THE MORTGAGE CONTINGENCY AND OBTAINING A MORTGAGE
Since most buyers do not have the cash on hand required to purchase a home, their home purchase requires a bank loan, or "mortgage loan," Most real estate contracts contain a "mortgage contingency clause," which allows a prospective buyer to seek a return of their initial deposit if the buyer makes a good faith effort to obtain a mortgage commitment (an obligation from a lender to finance the home purchase) and fails. A typical "mortgage contingency clause" will give a buyer 30-45 days to obtain a "mortgage commitment." A prospective buyer should use every attempt to obtain a mortgage commitment during this time; otherwise, the seller most often has the legal right to cancel the Contract of Sale if the contingency has not been met during the specified time.

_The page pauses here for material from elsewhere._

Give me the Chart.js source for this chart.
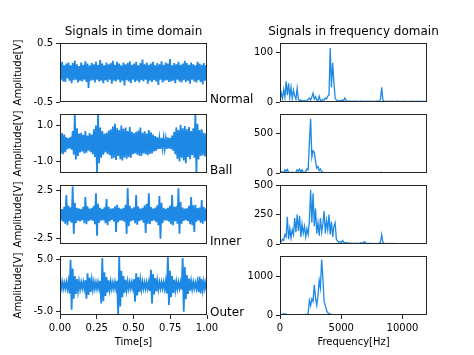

THE HOME INSPECTION CONTINGENCY AND HOME INSPECTION
Because of the sheer magnitude of the cost of a home as well as the potential cost to a prospective buyer of a potential defect in a home, most Contracts of Sale provide that a buyer will have a certain period of time (often from 14 to 30 days) to conduct a "home inspection." It is recommended that a home inspection be conducted by a certified (often an engineer or contractor) reputable home inspection company. A buyer is typically required to pay the cost of the home inspection (usually $200-$500),and will receive a written copy of the report. It is a good idea for a prospective buyer to accompany the home inspector during the inspection (and take hand written notes). A written home inspection report should be forwarded to the prospective buyer (and his/her attorney) which, if it reveals major defects in the home (i.e., problems with the foundation, roof, and/or heating and air conditioning or electrical systems), will allow a prospective buyer to cancel the Contract of Sale under the "home inspection contingency clause." Alternatively the seller may elect to correct the deficiency at their expense.
TITLE INSURANCE
As much as a buyer may want to believe that the home they have found is perfect, a clear title report ensures there are no liens placed against the prior owners that will restrict the use of the property. A preliminary title report provides the buyer with the opportunity to review any impediment that would prevent clear title from passing to the buyer. When reading a preliminary report, it is important to check the extent of ownership rights or "interest." The most common form of interest is "fee simple" or "fee," which is the highest type of of interest an owner can have in land. Lien restrictions and interests of others excluded from title coverage will be listed numerically as "exceptions" in the report. A buyer also may have to consider interests of any third parties, such as easements granted by prior owners that limit use of property. Some buyers attempt to clear these unwanted items prior to purchase. Costs or sales for title insurance are regulated by applicable state law.
SURVEY
A survey of the ground upon which the property is located is often required by a mortgage lender (as is the case with title insurance). Some lenders will accept a prior survey (i.e., the seller's survey) of the property, depending on the age of the prior survey (the older the survey the more likely a new survey will be required).
CLOSING COSTS
The bundle of fees associated with the buying or selling of a home are called "closing costs". Certain fees are automatically assigned to either the buyer or the seller; other costs are either negotiated or dictated by local custom.
CLOSING
Prior to closing the buyers mortgage company will forward to the title company a closing package consisting of the loan documents to be signed at the closing and the final closing costs. The title company will then prepare a closing settlement statement (or HUD-1) and advise the buyer of the amount of money needed to be brought to the Closing in the form of a certified check in the name of the title company's trust account. In the northern part of New Jersey an attorney conducts the closing (rather than the title company) and most often distributes the closing funds.